JAKARTA, Indonesia (AFP) — Indonesia is expected to release the only female member of the “Bali Nine” heroin-trafficking gang from prison on Wednesday after serving 13 years in a case that caused a diplomatic furore.

Australian Renae Lawrence, 41, was arrested in 2005 when authorities caught her with 2.6 kilograms (5.7 pounds) of heroin strapped to her body as she tried to fly out of the international airport on the holiday island of Bali.

She was initially handed a life term, but her sentence was later reduced to 20 years and then further cut due to good behaviour.

It was not immediately clear what time she would be released from Bali’s Bangli prison on Wednesday.

It is likely that Lawrence will be deported shortly after her release. She will be the only member of the Bali Nine to win their freedom so far.

Some Australian media have reported that Lawrence could face arrest once she arrives back in Sydney over a high-speed chase involving a stolen vehicle dating back to just before she was arrested in Indonesia.

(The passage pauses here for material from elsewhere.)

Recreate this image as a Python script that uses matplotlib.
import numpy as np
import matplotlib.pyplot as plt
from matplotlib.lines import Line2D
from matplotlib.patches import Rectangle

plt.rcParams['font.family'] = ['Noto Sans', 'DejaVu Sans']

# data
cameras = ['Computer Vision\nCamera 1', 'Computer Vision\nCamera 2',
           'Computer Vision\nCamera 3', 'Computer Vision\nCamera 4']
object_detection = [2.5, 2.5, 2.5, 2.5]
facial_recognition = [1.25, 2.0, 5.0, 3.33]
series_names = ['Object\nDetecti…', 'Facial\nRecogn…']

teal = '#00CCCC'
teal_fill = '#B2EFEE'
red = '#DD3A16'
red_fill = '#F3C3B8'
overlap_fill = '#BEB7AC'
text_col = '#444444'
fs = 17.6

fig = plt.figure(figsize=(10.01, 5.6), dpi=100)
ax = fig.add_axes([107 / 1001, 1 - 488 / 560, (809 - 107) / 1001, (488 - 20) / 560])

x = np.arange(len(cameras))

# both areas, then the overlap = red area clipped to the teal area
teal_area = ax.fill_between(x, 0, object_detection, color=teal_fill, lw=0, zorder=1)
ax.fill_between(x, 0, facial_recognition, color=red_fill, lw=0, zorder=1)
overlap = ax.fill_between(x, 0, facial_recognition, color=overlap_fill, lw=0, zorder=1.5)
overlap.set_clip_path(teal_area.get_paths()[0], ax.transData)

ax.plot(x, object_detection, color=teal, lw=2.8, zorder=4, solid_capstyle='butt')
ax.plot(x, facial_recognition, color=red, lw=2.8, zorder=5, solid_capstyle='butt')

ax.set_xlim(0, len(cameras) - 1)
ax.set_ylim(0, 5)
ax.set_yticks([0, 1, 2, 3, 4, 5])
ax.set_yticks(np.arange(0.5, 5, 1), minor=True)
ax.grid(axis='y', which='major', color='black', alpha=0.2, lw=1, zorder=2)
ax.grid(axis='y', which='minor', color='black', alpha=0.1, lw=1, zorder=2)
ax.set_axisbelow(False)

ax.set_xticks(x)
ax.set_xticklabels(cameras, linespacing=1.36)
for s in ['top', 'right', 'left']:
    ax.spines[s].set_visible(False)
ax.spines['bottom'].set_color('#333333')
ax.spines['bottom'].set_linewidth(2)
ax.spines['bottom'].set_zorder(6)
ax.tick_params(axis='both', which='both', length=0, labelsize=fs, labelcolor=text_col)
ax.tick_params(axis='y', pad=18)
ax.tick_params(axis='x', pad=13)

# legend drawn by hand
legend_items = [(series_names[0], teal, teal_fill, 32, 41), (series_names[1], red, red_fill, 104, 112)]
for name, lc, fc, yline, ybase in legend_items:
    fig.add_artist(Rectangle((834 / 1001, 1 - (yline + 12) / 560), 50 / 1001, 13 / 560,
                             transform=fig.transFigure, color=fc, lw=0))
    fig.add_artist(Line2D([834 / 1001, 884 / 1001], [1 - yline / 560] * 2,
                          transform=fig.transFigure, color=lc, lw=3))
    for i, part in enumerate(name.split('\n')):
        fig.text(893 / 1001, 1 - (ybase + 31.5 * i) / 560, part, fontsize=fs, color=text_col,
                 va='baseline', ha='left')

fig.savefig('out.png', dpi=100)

Australia’s New South West Police Commissioner Mick Fuller said the police will speak to Lawrence on her return to Australia.

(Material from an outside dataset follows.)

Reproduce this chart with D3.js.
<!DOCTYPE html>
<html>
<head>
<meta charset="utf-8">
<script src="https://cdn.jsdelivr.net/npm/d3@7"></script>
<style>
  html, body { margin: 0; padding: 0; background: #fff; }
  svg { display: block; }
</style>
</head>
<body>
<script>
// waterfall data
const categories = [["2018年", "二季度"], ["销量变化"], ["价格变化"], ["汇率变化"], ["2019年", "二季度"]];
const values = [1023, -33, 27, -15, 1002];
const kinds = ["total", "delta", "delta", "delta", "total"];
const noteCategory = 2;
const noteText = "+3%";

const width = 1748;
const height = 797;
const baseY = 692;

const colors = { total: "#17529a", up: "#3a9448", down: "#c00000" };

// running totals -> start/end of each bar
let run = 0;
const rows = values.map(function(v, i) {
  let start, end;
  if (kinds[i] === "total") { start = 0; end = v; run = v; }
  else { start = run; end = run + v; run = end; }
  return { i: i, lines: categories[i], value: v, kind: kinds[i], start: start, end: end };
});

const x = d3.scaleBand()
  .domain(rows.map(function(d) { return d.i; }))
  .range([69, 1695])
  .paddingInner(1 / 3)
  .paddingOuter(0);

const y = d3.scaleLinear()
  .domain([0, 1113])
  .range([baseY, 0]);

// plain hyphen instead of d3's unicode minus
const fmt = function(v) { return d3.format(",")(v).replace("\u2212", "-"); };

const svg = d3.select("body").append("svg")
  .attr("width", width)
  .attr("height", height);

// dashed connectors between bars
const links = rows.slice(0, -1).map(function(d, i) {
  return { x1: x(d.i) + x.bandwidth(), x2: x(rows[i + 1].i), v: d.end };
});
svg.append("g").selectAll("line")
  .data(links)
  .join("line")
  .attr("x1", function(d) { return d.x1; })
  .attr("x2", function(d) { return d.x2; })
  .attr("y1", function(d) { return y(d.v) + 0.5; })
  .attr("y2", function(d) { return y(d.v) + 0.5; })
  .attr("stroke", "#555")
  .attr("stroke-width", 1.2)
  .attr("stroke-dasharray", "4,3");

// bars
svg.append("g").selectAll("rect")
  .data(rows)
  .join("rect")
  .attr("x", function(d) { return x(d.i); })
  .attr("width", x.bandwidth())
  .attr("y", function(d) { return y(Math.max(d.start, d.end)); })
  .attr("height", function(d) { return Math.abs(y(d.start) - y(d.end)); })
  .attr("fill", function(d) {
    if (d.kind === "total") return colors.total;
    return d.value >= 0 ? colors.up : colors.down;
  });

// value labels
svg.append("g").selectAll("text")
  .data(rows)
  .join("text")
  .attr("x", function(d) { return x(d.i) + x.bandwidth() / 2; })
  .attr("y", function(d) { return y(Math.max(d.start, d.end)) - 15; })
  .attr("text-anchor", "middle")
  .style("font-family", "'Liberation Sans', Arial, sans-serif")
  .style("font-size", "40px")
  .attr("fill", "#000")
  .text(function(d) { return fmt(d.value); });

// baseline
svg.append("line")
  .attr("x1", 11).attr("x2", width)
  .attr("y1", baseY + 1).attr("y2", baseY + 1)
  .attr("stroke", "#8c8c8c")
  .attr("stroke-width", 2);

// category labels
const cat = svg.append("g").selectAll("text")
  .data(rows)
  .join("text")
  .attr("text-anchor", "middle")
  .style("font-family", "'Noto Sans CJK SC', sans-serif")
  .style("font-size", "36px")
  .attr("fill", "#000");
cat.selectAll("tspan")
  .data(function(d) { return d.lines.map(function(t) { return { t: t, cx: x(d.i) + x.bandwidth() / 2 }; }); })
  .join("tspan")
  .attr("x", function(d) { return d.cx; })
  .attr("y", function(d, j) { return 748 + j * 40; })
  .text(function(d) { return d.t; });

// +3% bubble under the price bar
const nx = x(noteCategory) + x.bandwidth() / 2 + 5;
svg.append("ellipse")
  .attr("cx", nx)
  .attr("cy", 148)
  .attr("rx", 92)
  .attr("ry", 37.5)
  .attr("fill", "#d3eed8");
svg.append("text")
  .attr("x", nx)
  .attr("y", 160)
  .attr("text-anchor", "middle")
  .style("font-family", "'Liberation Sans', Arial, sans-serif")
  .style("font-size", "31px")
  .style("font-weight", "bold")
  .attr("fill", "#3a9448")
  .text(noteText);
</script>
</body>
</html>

“I can confirm there’s two outstanding arrest warrants for her and from our perspective we will make a time reasonable with her legal team to bring her in to have those warrants satisfied,” Mick Fuller said.

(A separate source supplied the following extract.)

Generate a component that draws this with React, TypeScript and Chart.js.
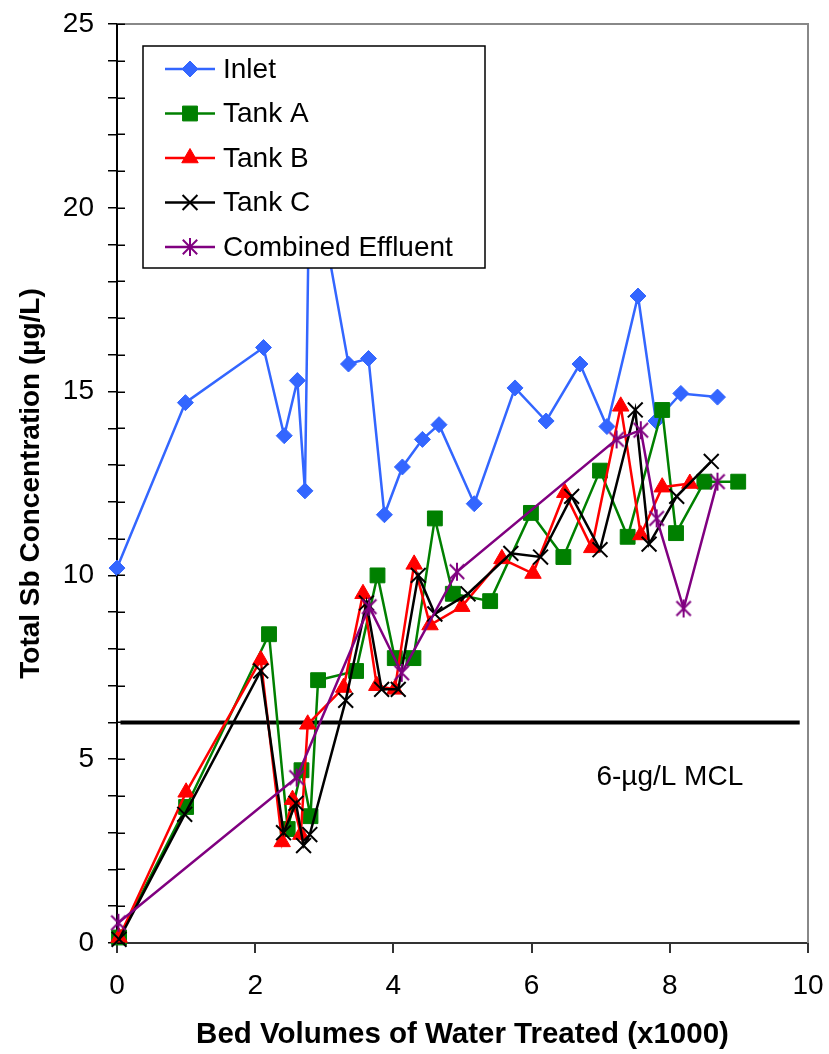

Bali Nine ringleaders Myuran Sukumaran and Andrew Chan were executed by firing squad in 2015, sparking a diplomatic row between Australia and Indonesia, which has some of the world’s strictest drug laws including the death penalty.

In June, another Bali Nine member Tan Duc Thanh Nguyen died in prison from stomach cancer, while the remaining five are currently serving life sentences and could die in jail unless they win a sentencing review.

Some critics have lashed out at the Australian police for tipping off their Indonesian counterparts about the gang and putting its members at risk of execution in Indonesia.

High-profile cases like that of Australian Schapelle Corby, who spent more than nine years behind bars for smuggling marijuana into Bali, have stoked concern that Indonesia is becoming a destination for trafficked drugs.

Corby was deported in 2017 after several years of parole.